Entre el suelo y el cielo

Creerte nunca fue una opción. Fue un abismo para los soñadores, que aún sabiendo que hacerlo era una caída en picado, esperaban que fuera el cielo, y no el suelo, el que los encontrara al llegar.

Tú no fuiste la caída, fuiste la adrenalina al final del camino, el ligero cosquilleo en los labios, el abrazo a los ‘peros’, y la extraña manía de creernos eternos aunque nunca supimos lo que podía pasar. Me enseñaste que las promesas eran la excusa de los cobardes para tener atado todo aquello que, en realidad, merecía volar sabiendo que al final el camino de vuelta les llevaría al lugar correcto al que llamar hogar, que no necesitábamos recuerdos, ni pactos, ni pretextos para acabar juntos aquello que nunca quisimos terminar.

Y quizá nunca llegamos a nada,
porque quizá ya lo hemos sido todo.

(Y eso, es lo realmente imposible de borrar)

Crónica de una muerte anunciada

Nacimos enfermos.

Enfermos de miedos, de dudas, de complejos, nacimos preguntándonos que era lo correcto para los demás antes de saber si quiera, qué camino era el nuestro. Nacimos condicionados, cautivados y condenados por nuestros propios problemas, aquellos que creímos superados pero que volvieron a renacer una vez pasado el tiempo, cuando todo era calma, y no teníamos a nadie cerca que nos dijera que pasaba exactamente cuando llegaba el invierno.

 

Vivimos engañados, absortos en ambiciones autoimpuestas y en sueños rotos, en la importancia de trabajar en algo, y en el olvido de amar el qué.

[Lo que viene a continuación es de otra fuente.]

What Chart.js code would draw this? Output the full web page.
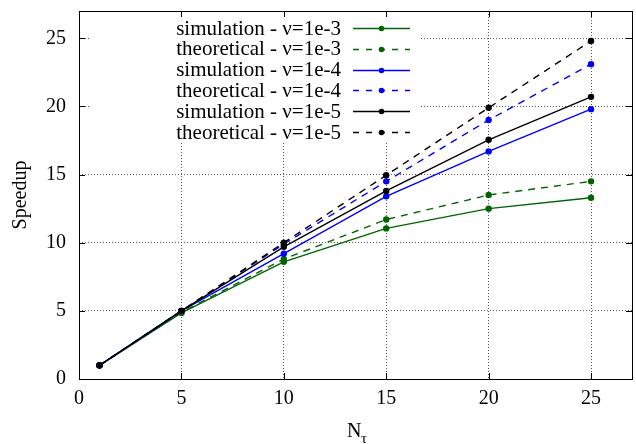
<!DOCTYPE html>
<html>
<head>
<meta charset="utf-8">
<script src="https://cdn.jsdelivr.net/npm/chart.js@4.4.1/dist/chart.umd.min.js"></script>
<style>
  html, body { margin: 0; padding: 0; background: #fff; }
</style>
</head>
<body>
<canvas id="speedupChart" width="636" height="444"></canvas>
<script>
// N_tau values and measured / theoretical speedups
const nTau = [1, 5, 10, 15, 20, 25];
const sim1e3 = [1, 4.85, 8.6, 11.05, 12.5, 13.3];
const theo1e3 = [1, 4.9, 8.8, 11.7, 13.5, 14.5];
const sim1e4 = [1, 5.0, 9.2, 13.4, 16.7, 19.8];
const theo1e4 = [1, 5.0, 9.9, 14.5, 19.0, 23.1];
const sim1e5 = [1, 5.0, 9.7, 13.8, 17.55, 20.7];
const theo1e5 = [1, 5.0, 10.0, 14.95, 19.9, 24.8];

const xTicks = [0, 5, 10, 15, 20, 25];
const yTicks = [0, 5, 10, 15, 20, 25];

const seriesLabels = [
    'simulation - \u03bd=1e-3',
    'theoretical - \u03bd=1e-3',
    'simulation - \u03bd=1e-4',
    'theoretical - \u03bd=1e-4',
    'simulation - \u03bd=1e-5',
    'theoretical - \u03bd=1e-5'
];

const GREEN = '#006400';
const BLUE = '#0000ff';
const BLACK = '#000000';
const SERIF = '"Liberation Serif", "DejaVu Serif", serif';
const DASH = [7, 6];

function pts(ys) {
    return nTau.map((x, i) => ({ x: x, y: ys[i] }));
}

function series(i, ys, color, dashed) {
    return {
        label: seriesLabels[i],
        data: pts(ys),
        borderColor: color,
        backgroundColor: color,
        borderWidth: 1.4,
        borderDash: dashed ? DASH : [],
        pointRadius: 3.2,
        pointBorderWidth: 0,
        pointBackgroundColor: color,
        tension: 0,
        order: 6 - i
    };
}

const datasets = [
    series(0, sim1e3, GREEN, false),
    series(1, theo1e3, GREEN, true),
    series(2, sim1e4, BLUE, false),
    series(3, theo1e4, BLUE, true),
    series(4, sim1e5, BLACK, false),
    series(5, theo1e5, BLACK, true)
];

// gnuplot-like frame, inward ticks, opaque key and axis titles
const gnuFrame = {
    id: 'gnuFrame',

    beforeDatasetsDraw(chart) {
        const ctx = chart.ctx;
        ctx.save();
        ctx.fillStyle = '#ffffff';
        ctx.fillRect(91, 12, 330, 131);
        ctx.restore();
    },

    afterDraw(chart) {
        const ctx = chart.ctx;
        const a = chart.chartArea;
        const xs = chart.scales.x;
        const ys = chart.scales.y;
        const tl = 6;

        ctx.save();
        ctx.strokeStyle = '#000';
        ctx.lineWidth = 1;
        ctx.setLineDash([]);

        ctx.beginPath();
        xTicks.forEach(v => {
            const px = Math.round(xs.getPixelForValue(v)) + 0.5;
            ctx.moveTo(px, a.bottom);
            ctx.lineTo(px, a.bottom - tl);
            ctx.moveTo(px, a.top);
            ctx.lineTo(px, a.top + tl);
        });
        yTicks.forEach(v => {
            const py = Math.round(ys.getPixelForValue(v)) + 0.5;
            ctx.moveTo(a.left, py);
            ctx.lineTo(a.left + tl, py);
            ctx.moveTo(a.right, py);
            ctx.lineTo(a.right - tl, py);
        });
        ctx.stroke();

        ctx.strokeRect(Math.round(a.left) + 0.5, Math.round(a.top) + 0.5,
            Math.round(a.right - a.left), Math.round(a.bottom - a.top));

        // key
        ctx.font = '21px ' + SERIF;
        ctx.textAlign = 'right';
        ctx.textBaseline = 'middle';
        datasets.forEach((ds, i) => {
            const y = 28 + i * 20.8;
            ctx.fillStyle = '#000';
            ctx.fillText(ds.label, 341, y + 1);
            ctx.strokeStyle = ds.borderColor;
            ctx.lineWidth = 1.4;
            ctx.setLineDash(ds.borderDash.length ? [6, 7] : []);
            ctx.beginPath();
            ctx.moveTo(353, Math.round(y) + 0.5);
            ctx.lineTo(410, Math.round(y) + 0.5);
            ctx.stroke();
            ctx.setLineDash([]);
            ctx.fillStyle = ds.borderColor;
            ctx.beginPath();
            ctx.arc(381.5, Math.round(y) + 0.5, 2.8, 0, Math.PI * 2);
            ctx.fill();
        });

        // axis titles
        ctx.fillStyle = '#000';
        ctx.textAlign = 'center';
        ctx.textBaseline = 'middle';
        ctx.font = '20px ' + SERIF;
        ctx.save();
        ctx.translate(21, 195);
        ctx.rotate(-Math.PI / 2);
        ctx.fillText('Speedup', 0, 0);
        ctx.restore();

        ctx.textAlign = 'left';
        ctx.textBaseline = 'alphabetic';
        ctx.fillText('N', 347, 437);
        ctx.font = '15px ' + SERIF;
        ctx.fillText('\u03c4', 361, 443);

        ctx.restore();
    }
};

const gridStyle = {
    color: '#555',
    lineWidth: 1,
    drawTicks: false
};

new Chart(document.getElementById('speedupChart'), {

    type: 'line',

    data: { datasets: datasets },

    options: {

        responsive: false,
        animation: false,
        events: [],

        layout: {
            padding: { top: 11, right: 3, left: 0, bottom: 0 }
        },

        plugins: {
            legend: { display: false },
            tooltip: { enabled: false }
        },

        scales: {

            x: {
                type: 'linear',
                min: 0,
                max: 27,
                afterBuildTicks: s => { s.ticks = xTicks.map(v => ({ value: v })); },
                afterFit: s => {
                    s.height = 65;
                    s.paddingLeft = 0;
                    s.paddingRight = 0;
                },
                ticks: {
                    color: '#000',
                    padding: 8,
                    font: { family: SERIF, size: 20 }
                },
                grid: gridStyle,
                border: { display: false, dash: [1, 2] }
            },

            y: {
                min: 0,
                max: 27,
                afterBuildTicks: s => { s.ticks = yTicks.map(v => ({ value: v })); },
                afterFit: s => {
                    s.width = 79;
                    s.paddingTop = 0;
                    s.paddingBottom = 0;
                },
                ticks: {
                    color: '#000',
                    padding: 13,
                    font: { family: SERIF, size: 20 }
                },
                grid: gridStyle,
                border: { display: false, dash: [1, 2] }
            }

        }

    },

    plugins: [gnuFrame]

});
</script>
</body>
</html>
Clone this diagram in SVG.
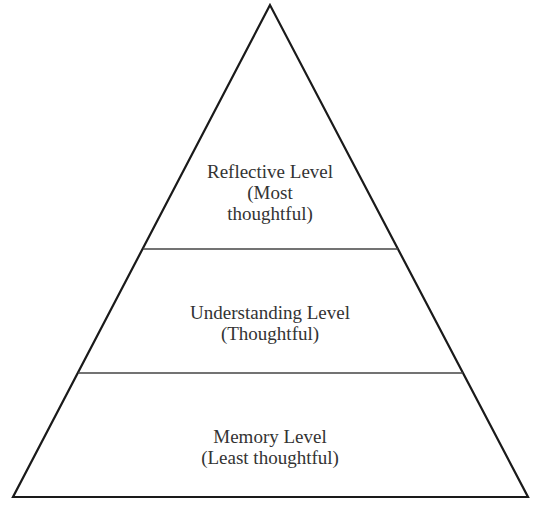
<svg xmlns="http://www.w3.org/2000/svg" width="542" height="516" viewBox="0 0 542 516">
<style>
.edge{stroke:#1a1a1a;stroke-width:2.2;fill:none;stroke-linejoin:miter}
.div{stroke:#444;stroke-width:1.6;fill:none}
.t{font-family:"Liberation Serif","Times New Roman",serif;font-size:19px;fill:#333;text-anchor:middle}
</style>
<rect width="542" height="516" fill="#fff"/>
<g id="connectors">
<polygon class="edge" points="270,5 13,497 528,497"/>
<line class="div" x1="143" y1="249" x2="398" y2="249"/>
<line class="div" x1="78" y1="373" x2="463" y2="373"/>
</g>
<g id="reflective">
<text class="t" x="270" y="178">Reflective Level</text>
<text class="t" x="270" y="199">(Most</text>
<text class="t" x="270" y="220">thoughtful)</text>
</g>
<g id="understanding">
<text class="t" x="270" y="319">Understanding Level</text>
<text class="t" x="270" y="340">(Thoughtful)</text>
</g>
<g id="memory">
<text class="t" x="270" y="443">Memory Level</text>
<text class="t" x="270" y="464">(Least thoughtful)</text>
</g>
</svg>
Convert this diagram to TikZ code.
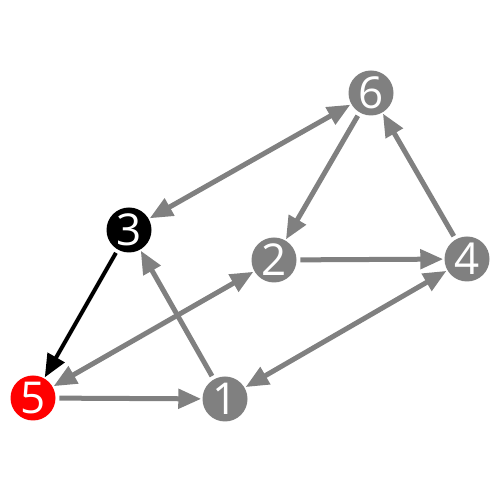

Vivimos presionados, rodeados de personas que te ríen con la misma cara con la que luego te darán la espalda, con el miedo en el cuerpo de no saber cómo vivirás cuando llegue mañana, cuando en realidad solo conoces lo que ocurre cuando empiezas a respirar, porque de vivir no sabes nada.

 

Somos un número, una ecuación incompleta a manos de un futuro desgarrador que nos cortó las alas, nos bajó los humos, nos lanzó al miedo, nos dio excusas, avisos y pretextos, para no salir del sendero estipulado en el que lo único que podíamos hacer era seguir corriendo, en una cinta que se reiniciaba, en un camino que volvía a empezar para evitar que llegaras demasiado lejos, o demasiado alto, como para ver que desde arriba, sólo éramos hormigas andando en círculos, debajo de una mano ordenadora, que lejos de ser Dios, era más bien el mismísimo diablo.

 

Somos la moraleja sensacionalista, la generación saturada, absorta, cansada, rota, maltratada, y usada solo para cumplir todos los sueños de aquellos que un día estuvieron en nuestro lugar y no pudieron. Somos los siguientes en la lista en caer en el infierno,

 

Pero tranquilos, todavía nos quedan ganas para seguir luchando a pesar de que nadie crea en la causa, por perdida, porque un día ella

fuimos

nosotros.

Dicen que sí

Me he perdido, y encontrado tantas veces durante los últimos meses, que no sé cuándo fue la última vez que dormí y amanecí conmigo. Han sido muchos momentos, momentos de aprendizaje y dolor, de perderlo todo y de poder con ello, de creerme tan humana como diosa, jodida hija de puta que sigue sacando la cabeza cuando el agua le llega a la garganta, y el aire no. Prometí que no volvería a caer y vivo en el suelo, camino sin rumbo en la vida y me guío por el que me padre siguió primero, respiro queriendo no hacerlo y continúo porque jamás nadie me explicó qué hacer cuando ya quedan motivos, ni aliento, para seguir corriendo.

He podido mentir muchas veces, pero he preferido rendirme a la evidencia, arriesgarme a desvelar que nunca me ha hecho falta dejar este mundo, para considerarme una persona muerta, pero que siempre he encontrado motivos suficientes para volver a vivir. Y lo siento. Siento si no fui lo que esperabas, el día que llegaste a mi vida para prometer que te quedarías, cuando ya estabas preparando la excusa perfecta para la próxima partida, cuando todo saliera mal.

Lo siento, porque nunca fui lo que quisieron que fuese, y porque en vez de intentarlo esta vez, prefiero seguir perdiéndome y encontrándome mil veces, hasta que por fin, me vuelva a ver.